Implications of Prior Case Law
The court referenced several prior cases to support its decision, emphasizing the consistent judicial stance that introducing brokers cannot compel arbitration based on agreements they are not party to. It highlighted cases such as Arrants v. Buck and Taylor v. Investors Assoc., which established that an introducing broker's relationship with a clearing broker does not automatically grant them rights under the clearing broker's client agreements. The court pointed out that exceptions to this rule are rare and often involve specific circumstances where an agency relationship or third-party beneficiary status can be clearly established. In this case, the court concluded that GMS's arguments did not meet the stringent requirements of these exceptions, as there was insufficient evidence of any control by Gruntal over GMS’s actions regarding the plaintiffs’ investments. The reliance on established precedent underscored the court's reasoning and bolstered its refusal to compel arbitration in this instance.
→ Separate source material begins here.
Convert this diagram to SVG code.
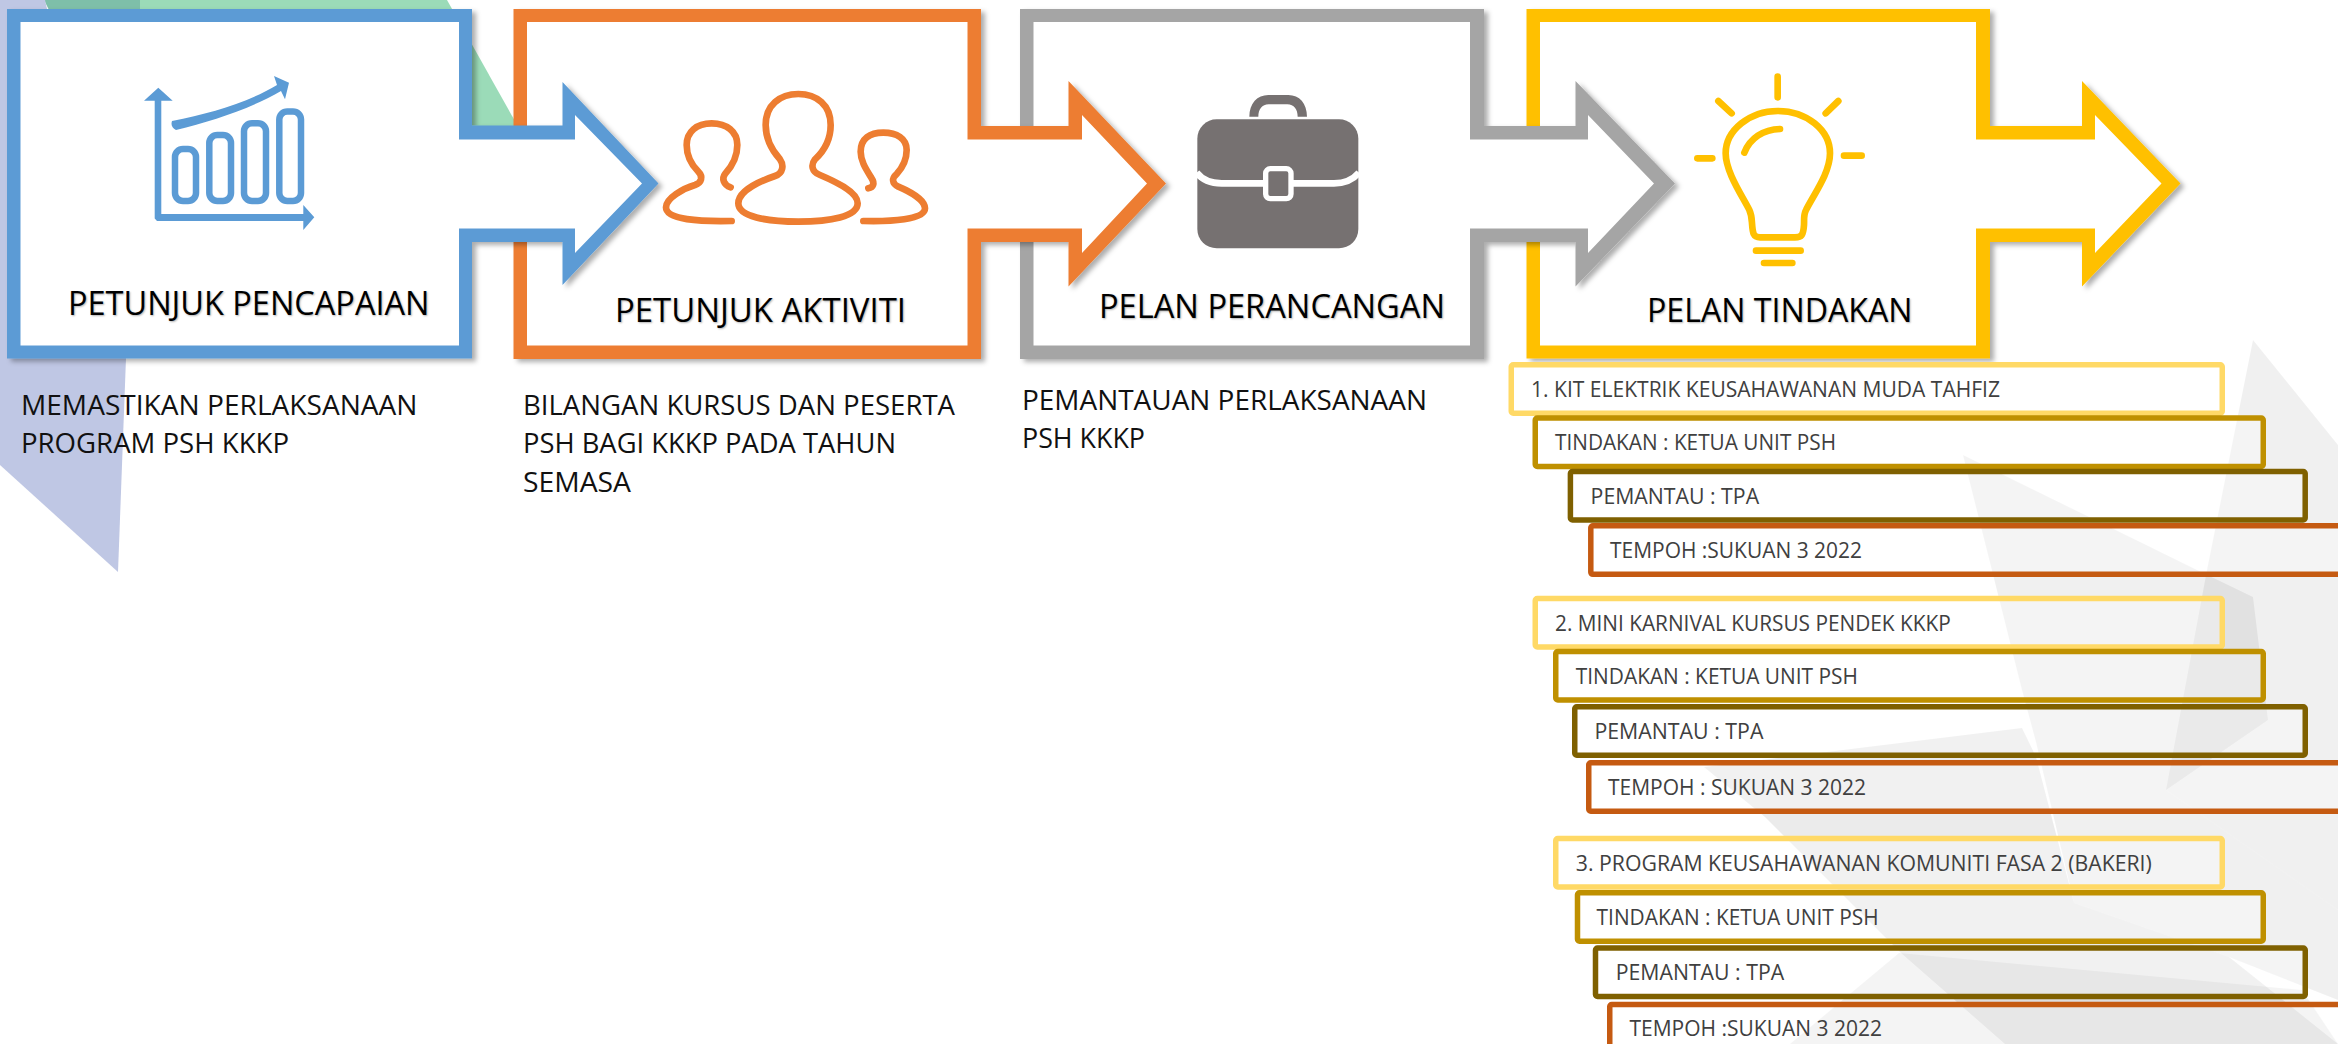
<svg xmlns="http://www.w3.org/2000/svg" width="2338" height="1044" viewBox="0 0 2338 1044">
<style>
text{font-family:"Open Sans","Liberation Sans",sans-serif}
.title{font-size:33.5px;fill:#000;text-shadow:1px 1px 2px rgba(0,0,0,.3)}
.desc{font-size:27.5px;fill:#111}
.row{font-size:21px;fill:#404040}
.r{fill:#fff;fill-opacity:.3;stroke-width:5.5}
.y{stroke:#FFD966}.g{stroke:#BF9000}.b{stroke:#7F6000}.o{stroke:#C55A11}
.inner{fill:#fff}
.line{fill:none;stroke-linecap:round;stroke-linejoin:round}
.bg{fill:#000}
</style>
<defs>
<filter id="sh" x="-5%" y="-5%" width="112%" height="112%"><feDropShadow dx="4" dy="3" stdDeviation="2.5" flood-color="#000" flood-opacity=".32"/></filter>
</defs>
<rect width="2338" height="1044" fill="#fff"/>
<g id="background">
<polygon points="44,0 447,0 520,130 200,200" fill="#9bdbb8"/>
<polygon points="44,0 140,0 140,12 50,12" fill="#7ebfa9"/>
<polygon points="0,0 45,0 126,358 118,572 0,465" fill="#bfc7e4"/>
<polygon class="bg" fill-opacity=".06" points="2253,340 2338,445 2338,910 2166,790 2207,570"/>
<polygon class="bg" fill-opacity=".06" points="1963,455 2197,570 2253,597 2268,720 2166,790 2338,910 2338,1000 2229,957 2074,903 2036,742 2022,690"/>
<polygon class="bg" fill-opacity=".08" points="1704,767 2022,728 2036,757 2074,903 2229,957 2338,1044 2005,1044 1901,953 1765,817"/>
<polygon class="bg" fill-opacity=".06" points="1899,953 1790,1044 2338,1044 2302,990"/>
</g>
<g id="node-pelan-tindakan">
<polygon fill="#FFC000" filter="url(#sh)" points="1526.5,9 1990,9 1990,126 2082,126 2082,81 2180.5,183.5 2082,286.5 2082,242 1990,242 1990,358.5 1526.5,358.5"/>
<polygon class="inner" points="1540,22 1976,22 1976,139.5 2095,139.5 2095,115 2161.5,183.5 2095,253 2095,228.5 1976,228.5 1976,345.5 1540,345.5"/>
<g transform="translate(1670,60) scale(.33333)" class="line" stroke="#FFC000" stroke-width="20">
<path d="M323,50V112M145,123L185,160M505,123L467,160M82,295H127M522,287H575"/>
<path d="M270,532C250,532 248,520 246,490C245,470 245,465 238,450C215,405 167,335 167,280C167,210 240,153 323,153C410,153 480,210 480,280C480,340 430,405 408,450C400,465 403,480 402,495C400,525 395,532 375,532Z"/>
<path d="M223,278C240,235 280,208 330,207M258,572H392M282,609H367"/>
</g>
<text class="title" x="1647" y="322" textLength="265.5" lengthAdjust="spacingAndGlyphs">PELAN TINDAKAN</text>
</g>
<g id="node-pelan-perancangan">
<polygon fill="#A5A5A5" filter="url(#sh)" points="1020,9 1484,9 1484,126 1575.5,126 1575.5,81 1675,183.5 1575.5,286.5 1575.5,242 1484,242 1484,359 1020,359"/>
<polygon class="inner" points="1033.5,22 1470,22 1470,139.5 1588,139.5 1588,115 1654,183.5 1588,253 1588,228.5 1470,228.5 1470,345.5 1033.5,345.5"/>
<g transform="translate(1170,70) scale(.33333)">
<path fill="#767171" fill-rule="evenodd" d="M238,140C238,100 262,75 295,75H355C388,75 411,100 411,140H383C383,118 372,103 352,103H296C276,103 265,118 265,140Z"/>
<rect x="82" y="148" width="483" height="387" rx="58" fill="#767171"/>
<path d="M80,308Q105,340 155,340H492Q540,340 567,308" fill="none" stroke="#fff" stroke-width="20"/>
<rect x="287" y="296" width="76" height="90" rx="14" fill="#767171" stroke="#fff" stroke-width="16"/>
</g>
<text class="title" x="1099" y="318" textLength="346" lengthAdjust="spacingAndGlyphs">PELAN PERANCANGAN</text>
</g>
<g id="node-petunjuk-aktiviti">
<polygon fill="#ED7D31" filter="url(#sh)" points="513.5,9 981,9 981,126 1068.5,126 1068.5,81 1166,183.5 1068.5,286.5 1068.5,242 981,242 981,359 513.5,359"/>
<polygon class="inner" points="527,22 967.5,22 967.5,139.5 1082,139.5 1082,115 1147,183.5 1082,253 1082,228.5 967.5,228.5 967.5,345.5 527,345.5"/>
<g transform="translate(640,70) scale(.33333)" class="line" stroke="#ED7D31" stroke-width="20">
<path d="M475,455C380,455 295,440 295,400C295,360 370,330 405,318C430,310 432,285 420,268C395,240 377,210 377,165C377,105 420,72 475,72C530,72 572,105 572,165C572,210 550,245 525,268C512,285 515,305 540,315C580,332 653,365 653,400C653,440 570,455 475,455Z"/>
<path d="M275,453C180,455 78,450 78,412C78,385 130,355 165,345C185,338 190,320 175,305C150,280 140,255 140,225C140,185 170,160 215,160C260,160 292,185 292,225C292,255 280,285 255,312C245,325 250,345 272,352"/>
<path d="M670,453C750,455 855,450 855,415C855,390 810,365 775,350C755,340 755,325 770,312C790,290 800,265 800,240C800,205 770,188 730,188C690,188 662,205 662,245C662,275 680,300 695,325C705,340 700,352 685,355"/>
</g>
<text class="title" x="615" y="322" textLength="291" lengthAdjust="spacingAndGlyphs">PETUNJUK AKTIVITI</text>
</g>
<g id="node-petunjuk-pencapaian">
<polygon fill="#5B9BD5" filter="url(#sh)" points="7,9 472,9 472,125.5 562.5,125.5 562.5,82 658.5,183.5 562.5,285 562.5,242 472,242 472,358.5 7,358.5"/>
<polygon class="inner" points="20.5,22 459,22 459,139.5 575,139.5 575,115 642,183.5 575,253 575,228.5 459,228.5 459,345.5 20.5,345.5"/>
<g fill="#5B9BD5">
<polygon points="158.3,87.7 172.7,100.7 161.3,100.7 161.3,214 303.3,214 303.3,205 314.3,217.3 303.3,230 303.3,221 157,221 154.7,218.5 154.7,100.7 144,100.7"/>
<path d="M172,121C210,113 245,104 277,85L274,76L289,82.7L285,99.3L281,91C248,110 212,121 176,130Q170,127 172,121Z"/>
</g>
<g fill="none" stroke="#5B9BD5" stroke-width="6.5">
<rect x="175" y="149" width="21" height="52" rx="8"/>
<rect x="209.3" y="135" width="21.7" height="66" rx="8"/>
<rect x="244" y="123.3" width="22" height="77.7" rx="8"/>
<rect x="279.3" y="111.5" width="21.7" height="89.5" rx="8"/>
</g>
<text class="title" x="68" y="314.5" textLength="361.5" lengthAdjust="spacingAndGlyphs">PETUNJUK PENCAPAIAN</text>
</g>
<g id="desc-1">
<text class="desc" x="21" y="415" textLength="396.5" lengthAdjust="spacingAndGlyphs">MEMASTIKAN PERLAKSANAAN</text>
<text class="desc" x="21" y="453" textLength="268" lengthAdjust="spacingAndGlyphs">PROGRAM PSH KKKP</text>
</g>
<g id="desc-2">
<text class="desc" x="523" y="415" textLength="432" lengthAdjust="spacingAndGlyphs">BILANGAN KURSUS DAN PESERTA</text>
<text class="desc" x="523" y="453" textLength="373" lengthAdjust="spacingAndGlyphs">PSH BAGI KKKP PADA TAHUN</text>
<text class="desc" x="523" y="492" textLength="108" lengthAdjust="spacingAndGlyphs">SEMASA</text>
</g>
<g id="desc-3">
<text class="desc" x="1022" y="410" textLength="405" lengthAdjust="spacingAndGlyphs">PEMANTAUAN PERLAKSANAAN</text>
<text class="desc" x="1022" y="448" textLength="123" lengthAdjust="spacingAndGlyphs">PSH KKKP</text>
</g>
<g id="item-1">
<rect class="r y" x="1511.25" y="364.75" width="711" height="48.5" rx="2"/>
<text class="row" x="1531" y="396.7" textLength="469" lengthAdjust="spacingAndGlyphs">1. KIT ELEKTRIK KEUSAHAWANAN MUDA TAHFIZ</text>
<rect class="r g" x="1535.25" y="418" width="728" height="48.5" rx="2"/>
<text class="row" x="1555" y="450" textLength="281" lengthAdjust="spacingAndGlyphs">TINDAKAN : KETUA UNIT PSH</text>
<rect class="r b" x="1570.4" y="471.5" width="734.8" height="48.5" rx="2"/>
<text class="row" x="1590.6" y="504" textLength="168.5" lengthAdjust="spacingAndGlyphs">PEMANTAU : TPA</text>
<rect class="r o" x="1590.8" y="525.8" width="760" height="48.5" rx="2"/>
<text class="row" x="1610" y="558" textLength="252" lengthAdjust="spacingAndGlyphs">TEMPOH :SUKUAN 3 2022</text>
</g>
<g id="item-2">
<rect class="r y" x="1535.25" y="598.5" width="687" height="48.5" rx="2"/>
<text class="row" x="1555" y="630.7" textLength="395.7" lengthAdjust="spacingAndGlyphs">2. MINI KARNIVAL KURSUS PENDEK KKKP</text>
<rect class="r g" x="1555.75" y="651.5" width="707.5" height="48.5" rx="2"/>
<text class="row" x="1575.8" y="684" textLength="282" lengthAdjust="spacingAndGlyphs">TINDAKAN : KETUA UNIT PSH</text>
<rect class="r b" x="1574.75" y="706.75" width="730.5" height="48.5" rx="2"/>
<text class="row" x="1594.4" y="739" textLength="169" lengthAdjust="spacingAndGlyphs">PEMANTAU : TPA</text>
<rect class="r o" x="1588.75" y="762.75" width="760" height="48.5" rx="2"/>
<text class="row" x="1608" y="795" textLength="258" lengthAdjust="spacingAndGlyphs">TEMPOH : SUKUAN 3 2022</text>
</g>
<g id="item-3">
<rect class="r y" x="1555.75" y="838.5" width="666.5" height="48.5" rx="2"/>
<text class="row" x="1575.8" y="871" textLength="576" lengthAdjust="spacingAndGlyphs">3. PROGRAM KEUSAHAWANAN KOMUNITI FASA 2 (BAKERI)</text>
<rect class="r g" x="1577.5" y="892.75" width="685.75" height="48.5" rx="2"/>
<text class="row" x="1596.6" y="925" textLength="282" lengthAdjust="spacingAndGlyphs">TINDAKAN : KETUA UNIT PSH</text>
<rect class="r b" x="1595.5" y="948" width="709.75" height="48.5" rx="2"/>
<text class="row" x="1615.7" y="980" textLength="168.5" lengthAdjust="spacingAndGlyphs">PEMANTAU : TPA</text>
<rect class="r o" x="1609.75" y="1004.5" width="760" height="48.5" rx="2"/>
<text class="row" x="1629.4" y="1035.7" textLength="252.6" lengthAdjust="spacingAndGlyphs">TEMPOH :SUKUAN 3 2022</text>
</g>
</svg>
Final Ruling on Motion to Compel Arbitration
In its final ruling, the court denied GMS's motion to compel arbitration and to stay proceedings. It concluded that since GMS was not a party to the arbitration agreement contained in the Gruntal Agreement, it could not compel the plaintiffs to arbitrate their claims against it. The court's decision was rooted in its interpretation of the contractual language, which clearly delineated the parties involved and the scope of the arbitration clause. The ruling reinforced the principle that without a mutual agreement to arbitrate, a party cannot unilaterally impose arbitration on another party. Ultimately, this case served as a reminder of the importance of clear contractual terms and the limitations of arbitration agreements in the context of broker-client relationships. The court ordered that the plaintiffs could proceed with their claims against GMS in the current litigation without being compelled to arbitration.